Checks and Balances
So much has been written about the last gasps of the CBS 60 Minutes fiasco, I feel little need to add to it here.
But this post by Power Line (so instrumental in the original exposure of this story) seeks what ultimately is, perhaps, the real lesson.
The fundamental problem that led to the downfall of 60 Minutes and, perhaps, CBS News, was the fact that no one involved in the reportorial or editorial process was a Republican or a conservative. If there had been anyone in the organization who did not share Mary Mapes's politics, who was not desperate to counteract the Swift Boat Vets and deliver the election to the Democrats, then certain obvious questions would have been asked: Where, exactly, did these documents come from? What reason is there to think that they really originated in the "personal files" of a long-dead National Guard officer, if his family has no knowledge of them? How did such modern-looking memos come to be produced in the early 1970s? How can these critical memos, allegedly by Jerry Killian, be reconciled with the glowing evaluations of Lt. Bush that Killian signed? Why haven't you interviewed General "Buck" Staudt, who is casually slandered in one of the alleged memos? Why didn't you show the memos to General Bobby Hodges, rather than reading phrases from them to him over the telephone? Isn't it a funny coincidence that these "newly discovered" memos are attributed to the one person in this story who is conveniently dead?
And so on, ad nearly infinitum. But, because virtually everyone in the CBS News organization shared Mary Mapes's politics and objective (i.e., the election of John Kerry), skeptical questions were not asked. If there is a single overriding explanation for how a fake story, intended to influence a Presidential election through the use of forged documents, could have been promulgated by 60 Minutes, it is the lack of diversity at CBS News.
For some years now, the party line of the mainstream media has been: of course we're pretty much all Democrats, but that doesn't influence our news coverage. If nothing else, Rathergate should put that defense to rest once and for all.
It doesn't really matter if you are a Republican or a Democrat, liberal, conservative or centrist. No matter who or what you are, the idea of a monolithic media should be frightening to all.

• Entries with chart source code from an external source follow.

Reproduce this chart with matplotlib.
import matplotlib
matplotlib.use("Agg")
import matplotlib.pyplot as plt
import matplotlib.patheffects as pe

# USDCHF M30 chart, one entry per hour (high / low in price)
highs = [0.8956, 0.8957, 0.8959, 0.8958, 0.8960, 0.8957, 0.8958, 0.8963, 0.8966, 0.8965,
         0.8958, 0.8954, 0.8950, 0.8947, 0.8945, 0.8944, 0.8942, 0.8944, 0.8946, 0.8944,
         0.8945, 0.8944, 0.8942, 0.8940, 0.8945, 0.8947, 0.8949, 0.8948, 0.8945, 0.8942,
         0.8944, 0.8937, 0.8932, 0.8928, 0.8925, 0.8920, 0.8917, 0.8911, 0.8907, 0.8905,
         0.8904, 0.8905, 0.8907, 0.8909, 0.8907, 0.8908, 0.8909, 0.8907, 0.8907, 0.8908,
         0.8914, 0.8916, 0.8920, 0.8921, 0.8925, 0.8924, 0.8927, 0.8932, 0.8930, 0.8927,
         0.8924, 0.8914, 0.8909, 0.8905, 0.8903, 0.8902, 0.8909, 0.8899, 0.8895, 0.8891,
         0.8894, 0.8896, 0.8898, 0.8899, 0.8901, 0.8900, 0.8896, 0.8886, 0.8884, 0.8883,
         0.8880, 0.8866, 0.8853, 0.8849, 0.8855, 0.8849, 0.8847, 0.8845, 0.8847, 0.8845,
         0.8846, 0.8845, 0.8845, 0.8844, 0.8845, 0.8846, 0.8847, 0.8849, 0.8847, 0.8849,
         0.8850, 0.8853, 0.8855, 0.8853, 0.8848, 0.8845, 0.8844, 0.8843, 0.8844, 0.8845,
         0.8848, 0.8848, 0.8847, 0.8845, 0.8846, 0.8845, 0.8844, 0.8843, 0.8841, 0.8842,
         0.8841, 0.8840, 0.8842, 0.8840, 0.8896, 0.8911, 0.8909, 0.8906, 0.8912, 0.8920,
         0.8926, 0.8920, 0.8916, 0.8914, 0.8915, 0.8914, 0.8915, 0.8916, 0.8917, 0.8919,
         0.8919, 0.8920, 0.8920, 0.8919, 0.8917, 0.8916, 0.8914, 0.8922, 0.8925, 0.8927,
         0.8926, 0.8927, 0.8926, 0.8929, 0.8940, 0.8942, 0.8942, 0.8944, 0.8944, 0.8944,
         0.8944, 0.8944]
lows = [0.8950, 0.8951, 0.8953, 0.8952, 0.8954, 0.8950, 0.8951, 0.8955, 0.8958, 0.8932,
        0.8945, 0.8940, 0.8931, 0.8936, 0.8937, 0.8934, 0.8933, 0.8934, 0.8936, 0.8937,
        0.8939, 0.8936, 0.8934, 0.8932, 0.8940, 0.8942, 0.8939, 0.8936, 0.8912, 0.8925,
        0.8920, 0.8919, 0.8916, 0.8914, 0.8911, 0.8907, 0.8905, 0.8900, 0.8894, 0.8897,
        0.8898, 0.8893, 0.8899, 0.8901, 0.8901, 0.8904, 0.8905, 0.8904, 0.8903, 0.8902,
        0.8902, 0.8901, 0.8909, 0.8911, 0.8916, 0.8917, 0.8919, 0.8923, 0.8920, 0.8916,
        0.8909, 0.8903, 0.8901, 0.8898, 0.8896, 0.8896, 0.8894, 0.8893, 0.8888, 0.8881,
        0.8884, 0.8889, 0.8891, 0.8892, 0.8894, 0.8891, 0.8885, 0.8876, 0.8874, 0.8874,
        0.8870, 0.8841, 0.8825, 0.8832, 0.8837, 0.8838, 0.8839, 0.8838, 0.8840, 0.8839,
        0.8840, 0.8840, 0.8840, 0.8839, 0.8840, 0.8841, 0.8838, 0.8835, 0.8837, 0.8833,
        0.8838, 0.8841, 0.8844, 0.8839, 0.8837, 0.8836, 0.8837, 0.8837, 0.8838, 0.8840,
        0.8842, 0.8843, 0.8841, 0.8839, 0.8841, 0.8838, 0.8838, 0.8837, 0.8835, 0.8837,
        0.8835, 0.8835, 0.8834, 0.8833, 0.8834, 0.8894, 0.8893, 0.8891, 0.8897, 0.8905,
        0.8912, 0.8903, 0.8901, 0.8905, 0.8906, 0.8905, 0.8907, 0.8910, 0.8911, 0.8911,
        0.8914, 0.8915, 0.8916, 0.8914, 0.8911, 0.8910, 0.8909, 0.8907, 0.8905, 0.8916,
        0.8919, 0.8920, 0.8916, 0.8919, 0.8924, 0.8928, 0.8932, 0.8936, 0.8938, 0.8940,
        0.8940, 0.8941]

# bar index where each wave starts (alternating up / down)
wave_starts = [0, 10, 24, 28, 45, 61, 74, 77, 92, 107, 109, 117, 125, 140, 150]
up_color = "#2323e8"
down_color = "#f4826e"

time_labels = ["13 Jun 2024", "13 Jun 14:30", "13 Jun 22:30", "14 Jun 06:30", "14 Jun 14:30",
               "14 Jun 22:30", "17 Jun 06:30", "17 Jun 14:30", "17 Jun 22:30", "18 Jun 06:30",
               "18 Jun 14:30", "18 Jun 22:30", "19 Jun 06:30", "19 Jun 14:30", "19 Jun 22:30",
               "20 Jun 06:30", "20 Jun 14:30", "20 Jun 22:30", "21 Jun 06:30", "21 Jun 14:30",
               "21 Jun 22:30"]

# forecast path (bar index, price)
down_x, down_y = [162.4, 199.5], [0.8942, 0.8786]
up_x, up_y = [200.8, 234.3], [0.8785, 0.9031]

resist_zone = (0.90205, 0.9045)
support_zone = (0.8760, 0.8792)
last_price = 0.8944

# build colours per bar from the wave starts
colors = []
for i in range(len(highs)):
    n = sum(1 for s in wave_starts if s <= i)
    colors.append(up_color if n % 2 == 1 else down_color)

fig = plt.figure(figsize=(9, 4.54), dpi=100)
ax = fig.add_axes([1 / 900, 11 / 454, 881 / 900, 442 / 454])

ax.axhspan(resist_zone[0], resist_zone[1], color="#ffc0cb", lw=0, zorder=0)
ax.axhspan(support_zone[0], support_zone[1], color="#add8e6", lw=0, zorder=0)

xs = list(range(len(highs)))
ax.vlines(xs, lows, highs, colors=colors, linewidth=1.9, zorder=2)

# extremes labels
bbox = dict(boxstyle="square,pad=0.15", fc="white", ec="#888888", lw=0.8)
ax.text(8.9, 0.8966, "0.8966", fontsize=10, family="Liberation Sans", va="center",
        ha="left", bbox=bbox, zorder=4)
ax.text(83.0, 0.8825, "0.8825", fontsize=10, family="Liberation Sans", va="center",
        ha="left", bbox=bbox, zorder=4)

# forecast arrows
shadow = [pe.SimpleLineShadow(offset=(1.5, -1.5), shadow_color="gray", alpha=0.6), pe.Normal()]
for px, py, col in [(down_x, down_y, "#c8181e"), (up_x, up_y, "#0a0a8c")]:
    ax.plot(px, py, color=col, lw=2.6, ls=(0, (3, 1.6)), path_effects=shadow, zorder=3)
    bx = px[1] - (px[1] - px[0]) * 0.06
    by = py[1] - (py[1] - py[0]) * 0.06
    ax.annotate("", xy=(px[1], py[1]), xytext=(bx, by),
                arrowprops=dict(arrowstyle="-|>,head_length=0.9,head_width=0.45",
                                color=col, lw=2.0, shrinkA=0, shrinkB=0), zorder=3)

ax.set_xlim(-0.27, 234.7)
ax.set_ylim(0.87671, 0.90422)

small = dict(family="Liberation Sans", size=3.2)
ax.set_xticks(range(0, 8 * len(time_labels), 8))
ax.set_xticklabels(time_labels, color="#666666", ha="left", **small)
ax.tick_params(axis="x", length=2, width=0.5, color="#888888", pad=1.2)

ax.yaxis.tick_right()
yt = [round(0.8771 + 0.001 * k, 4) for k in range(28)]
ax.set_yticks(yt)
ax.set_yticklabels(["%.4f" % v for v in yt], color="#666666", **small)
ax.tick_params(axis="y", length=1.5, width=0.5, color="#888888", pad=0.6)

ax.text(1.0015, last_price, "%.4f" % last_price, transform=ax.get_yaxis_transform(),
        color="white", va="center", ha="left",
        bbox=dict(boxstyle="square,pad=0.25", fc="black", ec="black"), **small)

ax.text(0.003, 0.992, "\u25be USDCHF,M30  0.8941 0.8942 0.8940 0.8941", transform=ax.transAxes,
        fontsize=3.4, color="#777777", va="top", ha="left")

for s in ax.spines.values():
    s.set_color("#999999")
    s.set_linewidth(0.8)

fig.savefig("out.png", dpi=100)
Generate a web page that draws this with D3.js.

If you share the beliefs of a non-diverse media, you may think that this is to your advantage. But the reality is that a lack of idealogical diversity is to the advantage of no one.
In a very real sense, it's impossible to ever have a complete lack of bias. No matter how we strive, our values and beliefs color how we view the world.
Thus, the best hope is that those doing the reporting do represent ideological diversity.
And the Mapes-Rather-CBS-60 Minutes debacle is the proof that confirms this thesis.